Business

The Highs and Lows of Marking Edibles

There are a lot of news stories about children accidentally eating cannabis infused candies and cookies because they looked identical to the food they’d normally be eating. Perhaps you know someone who didn’t learn until it was far too late that the brownies they just consumed were infused with enough tetrahydrocannabinol to make Cheech and Chong blush? Upon hearing all of these stories one can’t help but ask the question: Is there any way to prevent these cannabis mix-ups from happening?

Even though you can’t die from eating too many edibles, consuming cannabis infused foods when you aren’t prepared or planning on it could make you fail a drug test, miss work or class, or potentially cause an accident. It’s entirely true that more children end up in the emergency room for eating common household items like dryer pods or drinking hand sanitizer and bleach every year, than for cannabis edibles but if it does happen there’s a strong chance you could end up on the local news.

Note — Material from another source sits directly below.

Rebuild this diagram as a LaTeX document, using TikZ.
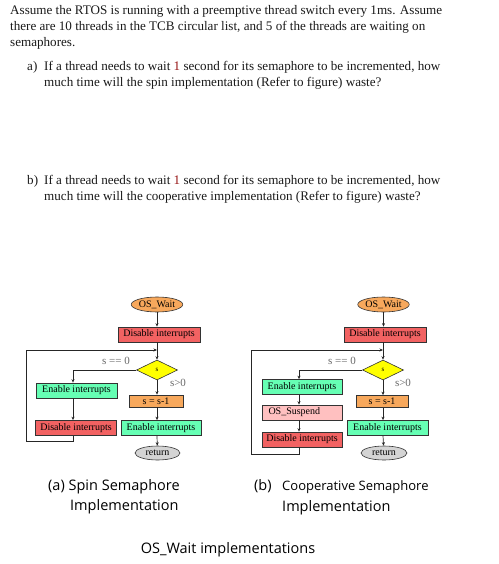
\documentclass[tikz,border=0pt]{standalone}
\usepackage{fontspec}
\setmainfont{Liberation Serif}
\newfontfamily\capfont{Open Sans}
\usetikzlibrary{shapes.geometric,arrows.meta}

\definecolor{disred}{RGB}{242,98,98}
\definecolor{engreen}{RGB}{102,255,180}
\definecolor{decorange}{RGB}{247,168,92}
\definecolor{testyellow}{RGB}{255,255,0}
\definecolor{retgray}{RGB}{212,212,212}
\definecolor{susppink}{RGB}{255,192,192}
\definecolor{onered}{RGB}{150,20,20}

\tikzset{
    box/.style={draw=black!80, line width=0.7pt, inner sep=0pt, minimum height=15pt,
        font=\fontsize{10}{10}\selectfont},
    term/.style={ellipse, draw=black!80, line width=0.6pt, inner sep=0pt,
        minimum width=46pt, minimum height=15pt, font=\fontsize{10}{10}\selectfont},
    test/.style={diamond, draw=black!80, line width=0.6pt, fill=testyellow, inner sep=0pt,
        minimum width=41pt, minimum height=20pt, font=\fontsize{7}{8}\selectfont},
    flow/.style={line width=0.7pt, draw=black!85, -{Stealth[length=3.5pt,width=3pt]}},
    branch/.style={text=black!60, font=\fontsize{11}{11}\selectfont},
    question/.style={anchor=north west, inner sep=0pt, align=left,
        font=\fontsize{13.1}{16}\selectfont, text=black!90},
    caption/.style={anchor=base west, inner sep=0pt, font=\capfont\fontsize{14.5}{16}\selectfont},
}

\begin{document}
\begin{tikzpicture}[x=1pt, y=-1pt]

    \useasboundingbox (0,0) rectangle (498,564);

    % Question text
    \node[question, font=\fontsize{13.1}{16.3}\selectfont] (intro) at (10,4.8) {Assume the RTOS is running with a preemptive thread switch every 1ms. Assume\\
        there are 10 threads in the TCB circular list, and 5 of the threads are waiting on\\
        semaphores.};
    \node[question] (qa-tag) at (27,61.1) {a)};
    \node[question] (qa) at (44,61.1) {If a thread needs to wait \textcolor{onered}{1} second for its semaphore to be incremented, how\\
        much time will the spin implementation (Refer to figure) waste?};
    \node[question] (qb-tag) at (27,175.1) {b)};
    \node[question] (qb) at (44,175.1) {If a thread needs to wait \textcolor{onered}{1} second for its semaphore to be incremented, how\\
        much time will the cooperative implementation (Refer to figure) waste?};

    % (a) Spin semaphore
    \node[term, fill=decorange] (A-wait) at (157,304.5) {OS\_Wait};
    \node[box, fill=disred, minimum width=82pt] (A-dis1) at (159,334.5) {Disable interrupts};
    \coordinate (A-join) at (157,350);
    \node[test] (A-s) at (157,370) {s};
    \node[box, fill=engreen, minimum width=81pt] (A-en1) at (76.5,390.5) {Enable interrupts};
    \node[box, fill=decorange, minimum width=54pt, minimum height=12pt] (A-dec) at (156,401) {s = s-1};
    \node[box, fill=disred, minimum width=81pt] (A-dis2) at (76,428) {Disable interrupts};
    \node[box, fill=engreen, minimum width=80pt] (A-en2) at (161,428) {Enable interrupts};
    \node[term, fill=retgray, minimum width=45pt, minimum height=14pt] (A-ret) at (157.5,453) {return};
    \node[branch] (A-zero) at (116,361) {s == 0};
    \node[branch] (A-pos) at (178,383) {s>0};
    \coordinate (A-left) at (73,0);
    \coordinate (A-back) at (26,441);

    \draw[flow] (A-wait) -- (A-wait |- A-dis1.north);
    \draw[flow] (A-wait |- A-dis1.south) -- (A-s);
    \draw[flow] (A-s.west) -| (A-left |- A-en1.north);
    \draw[flow] (A-left |- A-en1.south) -- (A-left |- A-dis2.north);
    \draw[flow] (A-left |- A-dis2.south) -- (A-left |- A-back) -- (A-back) -- (A-back |- A-join) -- (A-join);
    \draw[flow] (A-s) -- (A-s |- A-dec.north);
    \draw[flow] (A-s |- A-dec.south) -- (A-s |- A-en2.north);
    \draw[flow] (A-s |- A-en2.south) -- (A-ret);

    % (b) Cooperative semaphore
    \node[term, fill=decorange] (B-wait) at (383.5,304.5) {OS\_Wait};
    \node[box, fill=disred, minimum width=82pt] (B-dis1) at (385,334.5) {Disable interrupts};
    \coordinate (B-join) at (383,350);
    \node[test] (B-s) at (383,370) {s};
    \node[box, fill=engreen, minimum width=80pt] (B-en1) at (302,387) {Enable interrupts};
    \node[box, fill=susppink, minimum width=80pt, text width=67pt, align=left] (B-susp) at (302,412.5) {OS\_Suspend};
    \node[box, fill=disred, minimum width=80pt] (B-dis2) at (302,439.5) {Disable interrupts};
    \node[box, fill=decorange, minimum width=52pt, minimum height=12pt] (B-dec) at (382,401.5) {s = s-1};
    \node[box, fill=engreen, minimum width=81pt] (B-en2) at (387.5,428) {Enable interrupts};
    \node[term, fill=retgray, minimum width=46pt, minimum height=14pt] (B-ret) at (384,453) {return};
    \node[branch] (B-zero) at (342,361) {s == 0};
    \node[branch] (B-pos) at (403,383) {s>0};
    \coordinate (B-left) at (299,0);
    \coordinate (B-back) at (251,454);

    \draw[flow] (B-wait) -- (B-wait |- B-dis1.north);
    \draw[flow] (B-join |- B-dis1.south) -- (B-s);
    \draw[flow] (B-s.west) -| (B-left |- B-en1.north);
    \draw[flow] (B-left |- B-en1.south) -- (B-left |- B-susp.north);
    \draw[flow] (B-left |- B-susp.south) -- (B-left |- B-dis2.north);
    \draw[flow] (B-left |- B-dis2.south) -- (B-left |- B-back) -- (B-back) -- (B-back |- B-join) -- (B-join);
    \draw[flow] (B-s) -- (B-s |- B-dec.north);
    \draw[flow] (B-s |- B-dec.south) -- (B-s |- B-en2.north);
    \draw[flow] (B-s |- B-en2.south) -- (B-ret);

    % Captions
    \node[caption] (A-cap) at (48,490) {(a) Spin Semaphore};
    \node[caption] (A-cap2) at (70,510) {Implementation};
    \node[caption] (B-tag) at (254,490) {(b)};
    \node[caption, font=\capfont\fontsize{13}{16}\selectfont] (B-cap) at (282,490) {Cooperative Semaphore};
    \node[caption] (B-cap2) at (282,511) {Implementation};
    \node[caption, anchor=base] (title) at (228,553) {OS\_Wait implementations};

\end{tikzpicture}
\end{document}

After receiving pressure from concerned parents and legislators, Colorado took action and required all cannabis infused food to be marked with a Safety Symbol on the actual product, not just the label. This means that even outside the package, both children and adults would be able to identify whether or not their food contains cannabis.

The California State Senate unanimously passed a bill identical to Colorado’s but they have yet to require edible companies to mark their food products. The other legal states seem content leaving edibles unmarked but this creates a precarious situation for consumers when their cannabis treats look exactly like normal food. Consumers currently have an option to put their edibles in a food storage lockbox. This is a practical step towards protecting others from accidental consumption, but even the most careful among us can accidentally drop a gummy bear or misplace a cookie somewhere to be found by an unassuming adult or child. What are their options?

Baked Smart, the creator of Cannacals™, has created fun edible green cross safety decals that can easily be applied to most foods. When Baked Smart co-founders Leah and Michael met in Portland, they quickly realized they shared a vision of establishing themselves in the emerging cannabis industry. Identifying the need for a more common sense approach to edibles safety was the catalyst for creating Baked Smart. The green cross decals are made of sugar and cornstarch and are easy to apply. Baked Smart’s home kits give consumers a fun and easy way to mark dispensary bought edibles or their homemade cannabis creations. They are the first to bring a tool to help consumers mark their edibles and prevent accidental consumption but this is only the beginning.

As more and more states legalize cannabis, new and innovative ways for consumers to mark their edibles will begin appearing. Adding a safety symbol to cannabis-infused foods is a small extra step well worth taking to ensure customers can easily spot the pot. With 2018 now here and cannabis legalization facing more challenges than ever, it is in everyone’s best interest to present the cannabis community as proactive, responsible, and willing to make positive changes everyone needs for an overall safer industry.